**What is expected:** Pull every line containing the word "would" from the records.
================================
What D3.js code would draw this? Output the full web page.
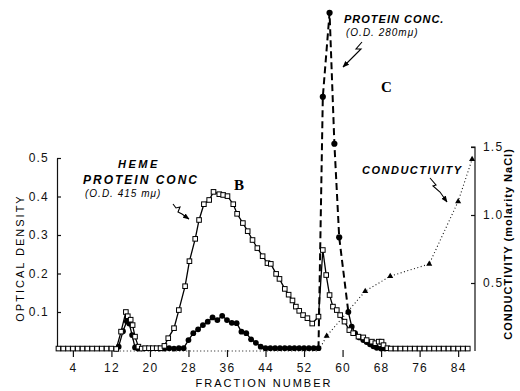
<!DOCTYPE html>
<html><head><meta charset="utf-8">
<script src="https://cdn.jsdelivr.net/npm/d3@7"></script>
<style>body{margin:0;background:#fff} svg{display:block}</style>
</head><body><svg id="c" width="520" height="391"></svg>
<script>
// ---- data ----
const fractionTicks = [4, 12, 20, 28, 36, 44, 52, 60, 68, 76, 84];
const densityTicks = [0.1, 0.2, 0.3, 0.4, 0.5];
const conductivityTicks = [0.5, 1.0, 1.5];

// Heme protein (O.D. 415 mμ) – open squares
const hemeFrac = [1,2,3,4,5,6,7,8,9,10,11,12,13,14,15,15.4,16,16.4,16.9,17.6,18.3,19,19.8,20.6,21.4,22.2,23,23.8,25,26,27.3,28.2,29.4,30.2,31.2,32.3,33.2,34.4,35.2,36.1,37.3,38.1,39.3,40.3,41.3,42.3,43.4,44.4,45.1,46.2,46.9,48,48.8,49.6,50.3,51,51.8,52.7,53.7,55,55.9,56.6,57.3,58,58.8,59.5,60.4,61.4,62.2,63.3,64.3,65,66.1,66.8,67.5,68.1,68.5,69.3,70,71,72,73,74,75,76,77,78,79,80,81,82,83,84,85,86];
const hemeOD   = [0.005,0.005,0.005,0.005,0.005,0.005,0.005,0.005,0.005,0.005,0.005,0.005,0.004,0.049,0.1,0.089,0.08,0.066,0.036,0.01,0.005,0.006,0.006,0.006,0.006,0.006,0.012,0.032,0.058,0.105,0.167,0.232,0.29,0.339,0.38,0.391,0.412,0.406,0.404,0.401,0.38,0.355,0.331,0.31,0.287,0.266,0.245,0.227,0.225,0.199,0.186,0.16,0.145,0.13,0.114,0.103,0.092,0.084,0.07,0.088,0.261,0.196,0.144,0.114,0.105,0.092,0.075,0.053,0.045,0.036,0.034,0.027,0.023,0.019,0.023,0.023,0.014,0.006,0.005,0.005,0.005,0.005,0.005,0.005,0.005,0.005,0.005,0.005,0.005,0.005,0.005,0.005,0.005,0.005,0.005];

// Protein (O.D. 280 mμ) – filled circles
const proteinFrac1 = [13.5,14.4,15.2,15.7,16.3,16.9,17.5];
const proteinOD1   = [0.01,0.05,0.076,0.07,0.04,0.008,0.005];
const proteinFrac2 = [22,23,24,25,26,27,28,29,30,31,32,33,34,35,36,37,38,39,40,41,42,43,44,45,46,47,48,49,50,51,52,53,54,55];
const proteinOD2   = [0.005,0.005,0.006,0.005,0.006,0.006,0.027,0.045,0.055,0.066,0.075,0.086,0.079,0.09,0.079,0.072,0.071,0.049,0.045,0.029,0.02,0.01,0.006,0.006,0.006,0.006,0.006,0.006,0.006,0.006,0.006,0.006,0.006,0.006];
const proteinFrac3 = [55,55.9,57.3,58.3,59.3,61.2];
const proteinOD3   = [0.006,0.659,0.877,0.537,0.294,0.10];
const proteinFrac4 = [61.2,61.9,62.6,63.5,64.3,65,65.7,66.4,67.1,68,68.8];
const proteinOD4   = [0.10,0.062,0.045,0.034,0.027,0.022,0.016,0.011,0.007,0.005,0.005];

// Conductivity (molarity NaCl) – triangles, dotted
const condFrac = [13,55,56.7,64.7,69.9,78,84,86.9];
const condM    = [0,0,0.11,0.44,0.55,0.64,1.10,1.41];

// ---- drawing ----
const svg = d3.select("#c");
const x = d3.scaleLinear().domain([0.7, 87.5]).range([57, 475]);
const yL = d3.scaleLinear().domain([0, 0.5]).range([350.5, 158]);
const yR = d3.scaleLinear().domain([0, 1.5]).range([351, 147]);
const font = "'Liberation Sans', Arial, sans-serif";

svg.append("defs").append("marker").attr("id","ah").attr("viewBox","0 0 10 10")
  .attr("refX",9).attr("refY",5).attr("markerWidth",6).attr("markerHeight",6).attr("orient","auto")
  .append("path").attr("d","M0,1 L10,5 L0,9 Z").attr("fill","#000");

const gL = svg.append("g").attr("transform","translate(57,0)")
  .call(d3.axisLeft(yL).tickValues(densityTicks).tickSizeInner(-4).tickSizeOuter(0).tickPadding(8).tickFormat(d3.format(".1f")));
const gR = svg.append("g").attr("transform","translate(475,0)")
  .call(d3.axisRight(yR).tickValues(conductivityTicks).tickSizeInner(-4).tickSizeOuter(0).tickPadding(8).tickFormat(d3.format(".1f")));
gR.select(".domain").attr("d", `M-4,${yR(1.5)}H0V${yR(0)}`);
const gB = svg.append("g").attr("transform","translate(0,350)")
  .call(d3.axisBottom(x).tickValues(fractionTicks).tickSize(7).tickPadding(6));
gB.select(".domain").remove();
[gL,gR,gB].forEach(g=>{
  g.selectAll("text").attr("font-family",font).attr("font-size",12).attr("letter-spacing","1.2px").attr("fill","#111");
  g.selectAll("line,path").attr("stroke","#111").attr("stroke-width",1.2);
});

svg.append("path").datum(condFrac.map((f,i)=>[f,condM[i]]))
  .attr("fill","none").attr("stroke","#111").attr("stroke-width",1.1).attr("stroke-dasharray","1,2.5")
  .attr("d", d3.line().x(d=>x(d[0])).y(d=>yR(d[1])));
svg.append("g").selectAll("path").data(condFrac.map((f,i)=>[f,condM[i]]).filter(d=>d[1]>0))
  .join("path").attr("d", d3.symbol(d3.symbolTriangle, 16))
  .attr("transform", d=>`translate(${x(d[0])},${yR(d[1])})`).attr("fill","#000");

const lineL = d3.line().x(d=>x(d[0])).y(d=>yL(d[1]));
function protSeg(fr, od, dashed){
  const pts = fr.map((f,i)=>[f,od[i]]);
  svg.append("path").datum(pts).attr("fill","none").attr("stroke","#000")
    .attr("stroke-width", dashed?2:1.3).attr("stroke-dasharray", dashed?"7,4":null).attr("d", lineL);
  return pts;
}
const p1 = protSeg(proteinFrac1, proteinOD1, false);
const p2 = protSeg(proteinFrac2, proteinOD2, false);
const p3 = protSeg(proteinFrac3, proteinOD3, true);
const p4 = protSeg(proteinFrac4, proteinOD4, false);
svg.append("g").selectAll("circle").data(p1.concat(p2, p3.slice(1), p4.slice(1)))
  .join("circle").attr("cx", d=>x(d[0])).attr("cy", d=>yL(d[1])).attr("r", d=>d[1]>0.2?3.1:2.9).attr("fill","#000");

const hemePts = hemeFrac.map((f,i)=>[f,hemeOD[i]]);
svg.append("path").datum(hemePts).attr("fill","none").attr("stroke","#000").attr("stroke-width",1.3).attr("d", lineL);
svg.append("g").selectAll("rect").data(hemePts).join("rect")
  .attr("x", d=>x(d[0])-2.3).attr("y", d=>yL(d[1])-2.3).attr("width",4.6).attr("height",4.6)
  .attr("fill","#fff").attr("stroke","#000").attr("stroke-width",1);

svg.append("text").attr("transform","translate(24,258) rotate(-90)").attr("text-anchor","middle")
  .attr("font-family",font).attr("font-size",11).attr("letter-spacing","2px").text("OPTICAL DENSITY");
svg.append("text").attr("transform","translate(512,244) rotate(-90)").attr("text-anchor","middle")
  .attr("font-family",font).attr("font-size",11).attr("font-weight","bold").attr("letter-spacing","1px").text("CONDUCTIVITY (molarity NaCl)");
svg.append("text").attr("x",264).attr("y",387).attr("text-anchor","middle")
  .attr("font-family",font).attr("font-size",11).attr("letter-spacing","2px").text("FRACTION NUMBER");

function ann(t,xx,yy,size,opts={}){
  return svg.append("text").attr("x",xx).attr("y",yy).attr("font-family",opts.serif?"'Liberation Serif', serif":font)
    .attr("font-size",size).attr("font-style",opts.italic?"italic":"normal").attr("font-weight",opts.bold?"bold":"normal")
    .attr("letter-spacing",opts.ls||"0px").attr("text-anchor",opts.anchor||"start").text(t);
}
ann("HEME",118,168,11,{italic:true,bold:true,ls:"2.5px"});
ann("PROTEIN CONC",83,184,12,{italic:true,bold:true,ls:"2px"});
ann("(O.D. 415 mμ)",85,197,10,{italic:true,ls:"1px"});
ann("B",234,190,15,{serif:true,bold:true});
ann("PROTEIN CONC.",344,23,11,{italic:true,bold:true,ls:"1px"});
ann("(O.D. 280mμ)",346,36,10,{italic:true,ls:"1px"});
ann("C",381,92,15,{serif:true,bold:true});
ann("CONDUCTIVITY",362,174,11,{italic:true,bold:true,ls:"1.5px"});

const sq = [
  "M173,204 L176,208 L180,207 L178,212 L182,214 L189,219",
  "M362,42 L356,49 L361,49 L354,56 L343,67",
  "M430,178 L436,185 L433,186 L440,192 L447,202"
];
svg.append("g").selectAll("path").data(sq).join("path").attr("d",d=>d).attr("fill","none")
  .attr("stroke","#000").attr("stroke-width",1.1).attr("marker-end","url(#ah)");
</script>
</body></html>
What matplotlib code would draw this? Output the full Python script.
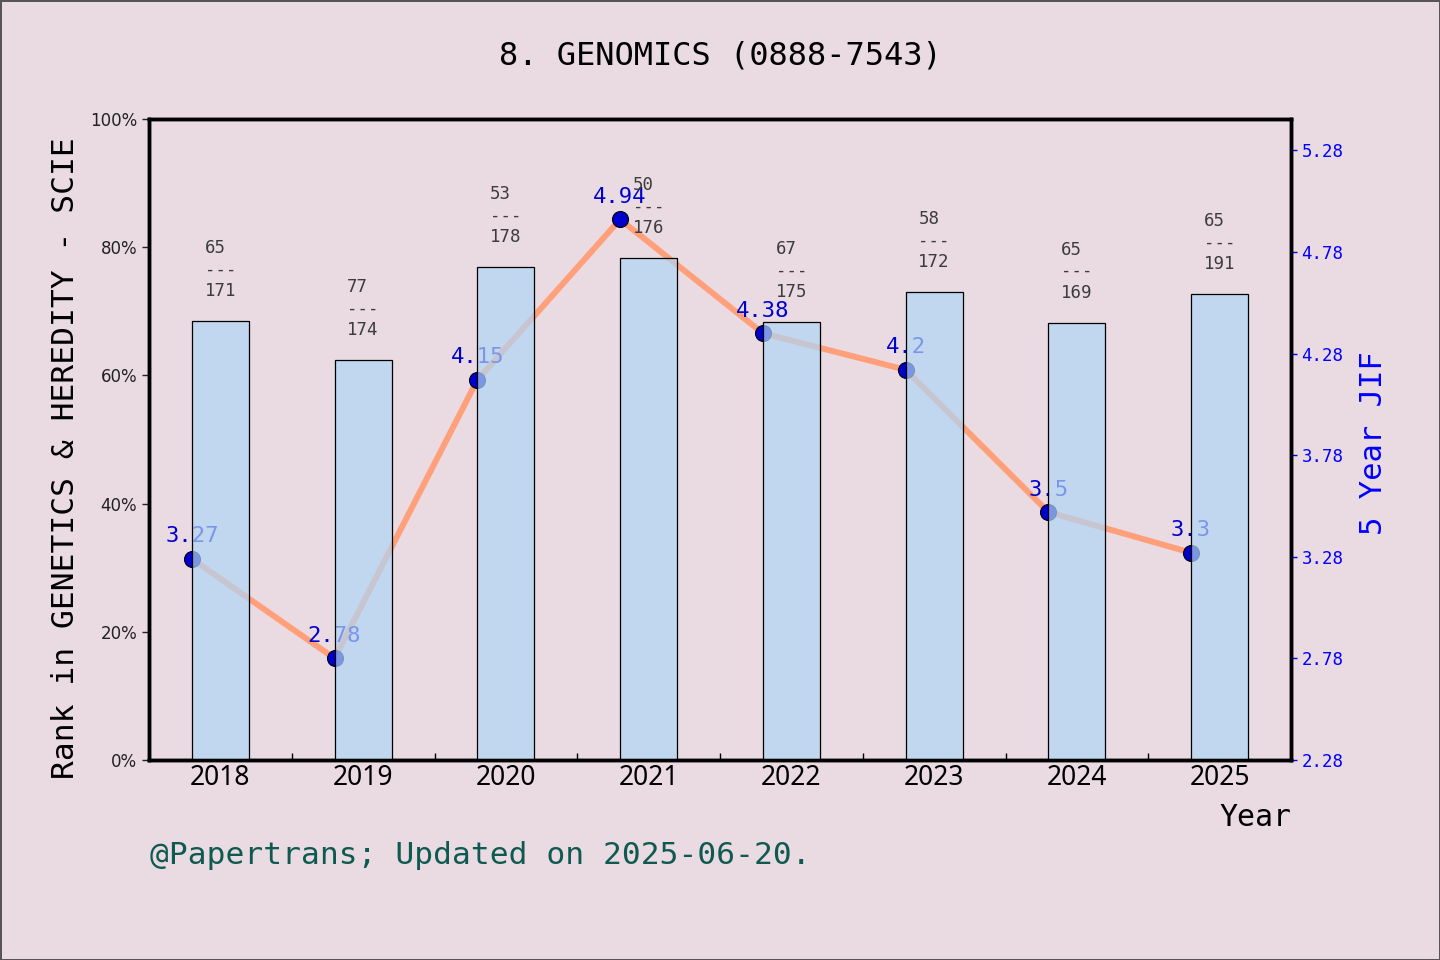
================================
**Solution to the problem:**
What D3.js code would draw this? Output the full web page.
What matplotlib code would draw this? Output the full Python script.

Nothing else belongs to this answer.